Kamath emphasised that the game-changer would be “if companies can afford to have teams work remotely or through small satellite offices, I think they should nudge teams to work out of small towns & cities. This way, the company can play a part in problem-solving. Moving to another large city will only be a temporary fix."

He informed that “the quality of life can go up significantly, with more bang for the buck, more savings, lesser time in traffic, better work-life balance, & more. This isn't just a hypothesis anymore; we now have enough data from our team, many of whom have moved to Mysuru & Belgavi."

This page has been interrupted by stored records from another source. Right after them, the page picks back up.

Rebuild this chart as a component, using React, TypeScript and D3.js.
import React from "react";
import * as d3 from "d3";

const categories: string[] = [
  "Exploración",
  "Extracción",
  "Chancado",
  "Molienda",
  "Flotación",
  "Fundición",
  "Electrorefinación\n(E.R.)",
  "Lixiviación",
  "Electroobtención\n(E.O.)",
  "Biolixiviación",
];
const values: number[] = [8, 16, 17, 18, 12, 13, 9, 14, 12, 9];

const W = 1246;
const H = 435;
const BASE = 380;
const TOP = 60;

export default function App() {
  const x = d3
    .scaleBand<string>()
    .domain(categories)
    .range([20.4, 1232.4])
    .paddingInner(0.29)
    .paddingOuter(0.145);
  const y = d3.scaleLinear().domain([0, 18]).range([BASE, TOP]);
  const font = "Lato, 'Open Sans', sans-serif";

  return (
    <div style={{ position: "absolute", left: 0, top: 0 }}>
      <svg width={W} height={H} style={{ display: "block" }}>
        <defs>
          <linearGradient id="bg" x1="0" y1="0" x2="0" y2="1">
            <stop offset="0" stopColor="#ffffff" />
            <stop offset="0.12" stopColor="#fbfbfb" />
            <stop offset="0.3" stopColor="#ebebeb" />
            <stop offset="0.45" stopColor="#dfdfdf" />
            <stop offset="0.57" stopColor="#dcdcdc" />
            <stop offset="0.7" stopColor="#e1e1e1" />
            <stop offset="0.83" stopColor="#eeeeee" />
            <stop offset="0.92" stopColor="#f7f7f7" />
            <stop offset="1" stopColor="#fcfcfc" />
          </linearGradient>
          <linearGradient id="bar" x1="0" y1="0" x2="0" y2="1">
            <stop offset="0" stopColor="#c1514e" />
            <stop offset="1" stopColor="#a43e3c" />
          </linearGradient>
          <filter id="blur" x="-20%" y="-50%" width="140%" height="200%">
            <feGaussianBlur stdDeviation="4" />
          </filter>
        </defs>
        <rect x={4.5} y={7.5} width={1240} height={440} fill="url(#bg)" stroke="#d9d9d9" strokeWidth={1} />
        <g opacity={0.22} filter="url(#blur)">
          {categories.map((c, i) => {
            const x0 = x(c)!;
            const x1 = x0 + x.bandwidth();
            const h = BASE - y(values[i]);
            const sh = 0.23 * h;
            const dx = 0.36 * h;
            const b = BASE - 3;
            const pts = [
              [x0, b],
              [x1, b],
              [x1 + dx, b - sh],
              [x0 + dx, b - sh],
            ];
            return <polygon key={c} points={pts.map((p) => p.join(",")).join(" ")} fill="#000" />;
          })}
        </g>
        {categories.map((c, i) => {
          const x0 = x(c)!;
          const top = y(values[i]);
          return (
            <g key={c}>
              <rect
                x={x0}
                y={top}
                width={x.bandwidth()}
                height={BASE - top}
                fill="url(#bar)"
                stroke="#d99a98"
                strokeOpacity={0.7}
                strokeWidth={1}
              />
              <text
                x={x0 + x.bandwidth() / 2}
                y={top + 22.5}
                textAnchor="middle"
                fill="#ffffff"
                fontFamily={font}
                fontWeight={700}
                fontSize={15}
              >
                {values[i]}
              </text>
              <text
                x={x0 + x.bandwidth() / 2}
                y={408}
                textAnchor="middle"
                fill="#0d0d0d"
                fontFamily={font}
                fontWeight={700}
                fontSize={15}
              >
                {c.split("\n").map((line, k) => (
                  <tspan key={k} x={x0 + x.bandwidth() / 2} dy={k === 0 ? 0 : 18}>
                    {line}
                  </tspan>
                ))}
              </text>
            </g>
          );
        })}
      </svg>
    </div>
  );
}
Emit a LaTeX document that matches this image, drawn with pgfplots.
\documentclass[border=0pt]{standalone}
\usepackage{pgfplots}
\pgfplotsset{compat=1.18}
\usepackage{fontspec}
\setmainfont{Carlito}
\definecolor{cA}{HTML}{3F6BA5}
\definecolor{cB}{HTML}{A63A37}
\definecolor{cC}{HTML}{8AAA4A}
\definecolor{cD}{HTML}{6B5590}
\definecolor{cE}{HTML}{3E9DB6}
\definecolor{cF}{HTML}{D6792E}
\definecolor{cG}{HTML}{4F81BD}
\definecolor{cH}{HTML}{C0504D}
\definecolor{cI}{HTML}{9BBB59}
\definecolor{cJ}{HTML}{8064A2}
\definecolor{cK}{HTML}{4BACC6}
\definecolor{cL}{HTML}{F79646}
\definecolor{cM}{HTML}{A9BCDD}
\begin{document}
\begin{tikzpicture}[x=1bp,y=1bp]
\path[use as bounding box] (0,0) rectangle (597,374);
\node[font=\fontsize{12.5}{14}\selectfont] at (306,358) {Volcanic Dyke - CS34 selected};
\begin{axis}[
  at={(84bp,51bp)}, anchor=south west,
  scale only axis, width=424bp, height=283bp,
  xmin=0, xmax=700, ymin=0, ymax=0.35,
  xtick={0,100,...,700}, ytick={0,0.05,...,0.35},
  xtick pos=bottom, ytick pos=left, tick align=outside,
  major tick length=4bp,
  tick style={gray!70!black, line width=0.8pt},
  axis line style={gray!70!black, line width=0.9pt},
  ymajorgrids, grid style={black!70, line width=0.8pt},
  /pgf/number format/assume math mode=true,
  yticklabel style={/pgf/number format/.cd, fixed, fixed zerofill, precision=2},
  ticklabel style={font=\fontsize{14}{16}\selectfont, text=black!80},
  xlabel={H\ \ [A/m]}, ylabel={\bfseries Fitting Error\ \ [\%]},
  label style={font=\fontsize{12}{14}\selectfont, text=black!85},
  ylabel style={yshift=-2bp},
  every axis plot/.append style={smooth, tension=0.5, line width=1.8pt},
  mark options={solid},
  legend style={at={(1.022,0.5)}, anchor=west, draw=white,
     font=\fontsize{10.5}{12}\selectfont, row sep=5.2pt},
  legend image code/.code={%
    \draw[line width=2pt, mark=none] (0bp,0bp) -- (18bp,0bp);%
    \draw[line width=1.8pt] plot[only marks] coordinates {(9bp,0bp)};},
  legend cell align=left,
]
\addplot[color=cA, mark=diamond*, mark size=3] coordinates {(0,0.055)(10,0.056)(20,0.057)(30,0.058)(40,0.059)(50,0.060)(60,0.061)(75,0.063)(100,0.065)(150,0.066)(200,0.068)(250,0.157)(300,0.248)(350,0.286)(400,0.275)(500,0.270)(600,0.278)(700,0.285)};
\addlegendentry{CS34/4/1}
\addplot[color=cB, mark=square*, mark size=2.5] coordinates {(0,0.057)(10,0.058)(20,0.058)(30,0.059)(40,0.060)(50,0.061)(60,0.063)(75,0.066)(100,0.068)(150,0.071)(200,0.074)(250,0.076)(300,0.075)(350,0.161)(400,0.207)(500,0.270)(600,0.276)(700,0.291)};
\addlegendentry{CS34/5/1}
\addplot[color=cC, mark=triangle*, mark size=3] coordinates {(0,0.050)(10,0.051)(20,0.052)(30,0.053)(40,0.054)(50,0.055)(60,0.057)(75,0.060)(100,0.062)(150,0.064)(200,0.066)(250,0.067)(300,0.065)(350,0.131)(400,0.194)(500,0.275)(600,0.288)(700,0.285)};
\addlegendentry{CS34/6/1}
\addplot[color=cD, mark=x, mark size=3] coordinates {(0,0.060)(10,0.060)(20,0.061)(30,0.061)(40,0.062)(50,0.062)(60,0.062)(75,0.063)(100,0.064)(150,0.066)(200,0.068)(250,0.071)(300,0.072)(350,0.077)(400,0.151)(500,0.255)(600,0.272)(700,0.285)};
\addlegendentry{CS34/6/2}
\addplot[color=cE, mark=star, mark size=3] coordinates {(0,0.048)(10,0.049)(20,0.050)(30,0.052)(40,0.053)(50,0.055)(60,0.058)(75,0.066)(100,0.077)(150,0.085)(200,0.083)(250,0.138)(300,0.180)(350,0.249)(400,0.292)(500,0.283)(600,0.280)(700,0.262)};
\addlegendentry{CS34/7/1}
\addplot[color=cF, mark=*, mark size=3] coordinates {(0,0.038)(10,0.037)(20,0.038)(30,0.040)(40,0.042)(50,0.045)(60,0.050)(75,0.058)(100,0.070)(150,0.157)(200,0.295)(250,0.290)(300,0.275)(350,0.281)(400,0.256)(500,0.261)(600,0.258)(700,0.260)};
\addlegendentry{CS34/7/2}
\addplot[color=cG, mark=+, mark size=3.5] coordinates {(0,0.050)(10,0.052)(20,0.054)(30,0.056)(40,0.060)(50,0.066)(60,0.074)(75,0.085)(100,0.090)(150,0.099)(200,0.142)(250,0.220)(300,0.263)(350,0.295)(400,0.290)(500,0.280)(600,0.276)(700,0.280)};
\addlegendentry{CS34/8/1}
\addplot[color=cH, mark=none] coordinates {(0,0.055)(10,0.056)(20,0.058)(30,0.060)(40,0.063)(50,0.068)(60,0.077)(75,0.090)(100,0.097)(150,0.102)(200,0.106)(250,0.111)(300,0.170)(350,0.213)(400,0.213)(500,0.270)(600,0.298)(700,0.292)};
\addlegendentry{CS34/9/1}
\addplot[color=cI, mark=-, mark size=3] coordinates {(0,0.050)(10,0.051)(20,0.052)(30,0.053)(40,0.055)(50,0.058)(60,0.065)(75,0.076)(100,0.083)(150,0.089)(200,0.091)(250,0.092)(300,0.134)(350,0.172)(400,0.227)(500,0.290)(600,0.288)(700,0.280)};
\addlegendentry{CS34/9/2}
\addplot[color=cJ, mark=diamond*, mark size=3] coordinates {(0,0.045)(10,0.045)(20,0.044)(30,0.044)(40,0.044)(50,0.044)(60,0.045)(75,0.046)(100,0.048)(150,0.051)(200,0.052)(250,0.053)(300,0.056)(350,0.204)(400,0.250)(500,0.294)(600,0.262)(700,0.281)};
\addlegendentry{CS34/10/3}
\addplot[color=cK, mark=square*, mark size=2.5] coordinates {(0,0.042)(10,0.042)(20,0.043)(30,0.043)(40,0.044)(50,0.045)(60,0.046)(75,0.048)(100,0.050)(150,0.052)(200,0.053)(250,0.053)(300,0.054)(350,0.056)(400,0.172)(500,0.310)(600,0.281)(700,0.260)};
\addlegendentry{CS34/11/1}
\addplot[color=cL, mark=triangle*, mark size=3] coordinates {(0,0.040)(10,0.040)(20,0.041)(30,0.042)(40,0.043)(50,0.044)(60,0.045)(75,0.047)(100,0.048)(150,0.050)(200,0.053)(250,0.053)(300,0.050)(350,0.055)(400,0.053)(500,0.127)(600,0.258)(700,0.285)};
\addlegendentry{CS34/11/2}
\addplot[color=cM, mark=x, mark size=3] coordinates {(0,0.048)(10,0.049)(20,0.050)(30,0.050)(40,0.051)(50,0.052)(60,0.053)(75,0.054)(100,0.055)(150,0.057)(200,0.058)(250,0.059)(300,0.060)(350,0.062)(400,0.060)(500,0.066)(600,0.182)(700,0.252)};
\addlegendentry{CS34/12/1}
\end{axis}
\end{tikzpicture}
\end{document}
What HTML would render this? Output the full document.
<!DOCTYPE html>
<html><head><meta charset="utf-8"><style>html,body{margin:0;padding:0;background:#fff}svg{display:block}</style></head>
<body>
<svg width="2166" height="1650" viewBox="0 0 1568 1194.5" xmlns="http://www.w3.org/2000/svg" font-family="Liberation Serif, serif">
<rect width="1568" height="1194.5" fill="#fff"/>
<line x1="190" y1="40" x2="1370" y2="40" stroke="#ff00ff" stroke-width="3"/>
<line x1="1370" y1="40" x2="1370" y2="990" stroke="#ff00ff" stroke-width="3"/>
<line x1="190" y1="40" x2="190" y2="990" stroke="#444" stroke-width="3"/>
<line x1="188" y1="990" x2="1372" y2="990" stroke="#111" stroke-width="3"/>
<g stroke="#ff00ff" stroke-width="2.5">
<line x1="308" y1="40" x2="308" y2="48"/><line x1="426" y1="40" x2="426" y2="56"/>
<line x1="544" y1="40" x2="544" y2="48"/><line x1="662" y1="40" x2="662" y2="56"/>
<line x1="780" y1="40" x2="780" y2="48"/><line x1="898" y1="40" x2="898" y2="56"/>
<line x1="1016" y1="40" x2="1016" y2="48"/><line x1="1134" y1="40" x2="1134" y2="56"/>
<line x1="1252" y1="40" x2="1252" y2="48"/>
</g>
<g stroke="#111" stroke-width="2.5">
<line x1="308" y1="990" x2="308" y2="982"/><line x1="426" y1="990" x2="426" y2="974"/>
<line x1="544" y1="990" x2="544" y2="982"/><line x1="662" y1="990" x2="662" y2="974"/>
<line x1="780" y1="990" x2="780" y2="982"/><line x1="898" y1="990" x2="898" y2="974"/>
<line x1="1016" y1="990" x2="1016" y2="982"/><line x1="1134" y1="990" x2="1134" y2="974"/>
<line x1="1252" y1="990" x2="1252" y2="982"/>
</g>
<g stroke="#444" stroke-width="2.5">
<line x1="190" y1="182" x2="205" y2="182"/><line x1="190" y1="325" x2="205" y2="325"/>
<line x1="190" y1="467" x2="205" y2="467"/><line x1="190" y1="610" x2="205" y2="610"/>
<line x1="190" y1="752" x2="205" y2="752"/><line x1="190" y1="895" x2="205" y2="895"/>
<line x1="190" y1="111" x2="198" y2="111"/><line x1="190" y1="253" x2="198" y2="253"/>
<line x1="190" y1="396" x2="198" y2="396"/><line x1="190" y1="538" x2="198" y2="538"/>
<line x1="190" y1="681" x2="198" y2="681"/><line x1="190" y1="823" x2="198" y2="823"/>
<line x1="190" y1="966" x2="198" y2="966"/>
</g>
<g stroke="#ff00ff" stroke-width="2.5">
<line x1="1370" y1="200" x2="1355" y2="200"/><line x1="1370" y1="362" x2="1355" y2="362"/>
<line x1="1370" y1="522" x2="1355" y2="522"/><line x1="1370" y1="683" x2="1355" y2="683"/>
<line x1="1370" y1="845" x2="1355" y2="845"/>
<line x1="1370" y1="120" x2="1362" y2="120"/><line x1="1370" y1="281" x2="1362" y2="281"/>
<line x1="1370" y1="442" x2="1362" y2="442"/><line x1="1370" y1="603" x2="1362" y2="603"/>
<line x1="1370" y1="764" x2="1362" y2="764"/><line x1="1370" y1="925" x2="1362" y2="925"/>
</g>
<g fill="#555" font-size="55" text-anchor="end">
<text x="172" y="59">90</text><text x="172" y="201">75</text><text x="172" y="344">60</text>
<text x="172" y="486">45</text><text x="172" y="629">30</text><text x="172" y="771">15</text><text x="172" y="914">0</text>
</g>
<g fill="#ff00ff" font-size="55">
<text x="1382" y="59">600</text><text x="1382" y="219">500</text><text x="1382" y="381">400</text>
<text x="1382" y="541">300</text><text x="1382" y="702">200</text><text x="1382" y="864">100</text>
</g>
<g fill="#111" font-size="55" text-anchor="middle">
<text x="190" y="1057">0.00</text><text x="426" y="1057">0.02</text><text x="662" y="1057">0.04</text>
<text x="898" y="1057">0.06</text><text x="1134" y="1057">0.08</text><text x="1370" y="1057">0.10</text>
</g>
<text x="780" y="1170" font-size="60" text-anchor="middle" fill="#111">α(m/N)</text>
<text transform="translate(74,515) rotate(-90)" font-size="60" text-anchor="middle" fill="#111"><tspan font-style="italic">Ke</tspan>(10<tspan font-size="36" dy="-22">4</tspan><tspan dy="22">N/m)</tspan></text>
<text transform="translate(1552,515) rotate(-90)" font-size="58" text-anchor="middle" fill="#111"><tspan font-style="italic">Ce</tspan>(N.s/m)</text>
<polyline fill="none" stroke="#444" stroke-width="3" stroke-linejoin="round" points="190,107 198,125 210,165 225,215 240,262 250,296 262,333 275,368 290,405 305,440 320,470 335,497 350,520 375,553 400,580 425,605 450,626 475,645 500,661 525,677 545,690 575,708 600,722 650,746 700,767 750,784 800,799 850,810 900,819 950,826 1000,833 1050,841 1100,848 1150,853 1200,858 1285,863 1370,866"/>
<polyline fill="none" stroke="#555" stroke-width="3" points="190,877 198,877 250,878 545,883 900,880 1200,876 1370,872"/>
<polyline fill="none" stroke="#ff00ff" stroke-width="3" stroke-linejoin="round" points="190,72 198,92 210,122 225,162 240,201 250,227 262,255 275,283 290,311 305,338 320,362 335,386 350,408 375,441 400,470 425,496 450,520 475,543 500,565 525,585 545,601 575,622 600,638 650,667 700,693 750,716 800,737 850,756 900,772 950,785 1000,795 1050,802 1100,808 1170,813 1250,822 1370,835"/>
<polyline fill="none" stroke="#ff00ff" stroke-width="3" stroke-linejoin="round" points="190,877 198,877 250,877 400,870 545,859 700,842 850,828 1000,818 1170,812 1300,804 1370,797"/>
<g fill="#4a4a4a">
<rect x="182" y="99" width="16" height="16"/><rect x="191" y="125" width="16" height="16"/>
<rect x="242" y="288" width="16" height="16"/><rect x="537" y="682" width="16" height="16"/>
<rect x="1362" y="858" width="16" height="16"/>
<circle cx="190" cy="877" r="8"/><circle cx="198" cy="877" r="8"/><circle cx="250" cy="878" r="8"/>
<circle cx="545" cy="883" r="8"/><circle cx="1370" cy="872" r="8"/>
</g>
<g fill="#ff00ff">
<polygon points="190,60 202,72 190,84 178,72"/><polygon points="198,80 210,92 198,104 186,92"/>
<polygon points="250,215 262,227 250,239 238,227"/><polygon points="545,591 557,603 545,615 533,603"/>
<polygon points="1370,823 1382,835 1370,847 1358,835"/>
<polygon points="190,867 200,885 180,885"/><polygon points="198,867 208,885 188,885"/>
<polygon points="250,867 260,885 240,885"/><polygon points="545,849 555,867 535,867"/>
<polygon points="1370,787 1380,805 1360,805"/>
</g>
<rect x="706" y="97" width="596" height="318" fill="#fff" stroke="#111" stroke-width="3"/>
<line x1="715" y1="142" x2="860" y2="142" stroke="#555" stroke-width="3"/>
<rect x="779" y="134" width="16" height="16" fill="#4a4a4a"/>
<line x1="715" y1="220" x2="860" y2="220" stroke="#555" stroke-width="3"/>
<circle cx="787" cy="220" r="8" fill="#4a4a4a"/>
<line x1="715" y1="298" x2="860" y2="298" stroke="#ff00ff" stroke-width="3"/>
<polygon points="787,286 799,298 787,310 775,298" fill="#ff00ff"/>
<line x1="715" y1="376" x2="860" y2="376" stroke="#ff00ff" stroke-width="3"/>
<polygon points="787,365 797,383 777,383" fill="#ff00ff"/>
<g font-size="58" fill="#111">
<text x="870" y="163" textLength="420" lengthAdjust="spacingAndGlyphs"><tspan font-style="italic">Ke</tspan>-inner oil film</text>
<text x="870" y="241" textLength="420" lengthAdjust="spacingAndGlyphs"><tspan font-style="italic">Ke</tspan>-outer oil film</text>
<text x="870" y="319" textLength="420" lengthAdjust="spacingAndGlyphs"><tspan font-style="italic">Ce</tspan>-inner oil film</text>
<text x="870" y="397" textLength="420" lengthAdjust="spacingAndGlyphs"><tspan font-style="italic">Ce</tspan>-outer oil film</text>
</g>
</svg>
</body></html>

Highlighting the impact further, he tweeted, “the best part is if these people consume locally, it can also help in terms of climate change issues & creation of livelihood, probably the two biggest problems we are facing as a nation. Otherwise, money keeps circulating in the large cities, enticing everyone to migrate."

“This is what we are chasing through our foundation, @RainmatterOrg , backing organisations working on helping smaller towns and villages to be self-sustainable, help create livelihoods and more. http://rainmatter.org," he shared.

It is important to note that several parts of Bengaluru continues to be heavily waterlogged due to heavy rainfall prompting employees to work from home. Meanwhile, the India Meteorological Department stated that Bengaluru is among the regions that have received maximum rainfall this year, as it witnessed 34% more rainfall in the past three months than what it usually receives this time of the year. 

According to AP report, while there is no direct connection between the excessive rains in Bengaluru and climate change, there is growing evidence that the monsoons, the most important weather system for the Indian subcontinent, are being altered due to climate change and scientists say this is making extreme events such as excess rainfall the new normal.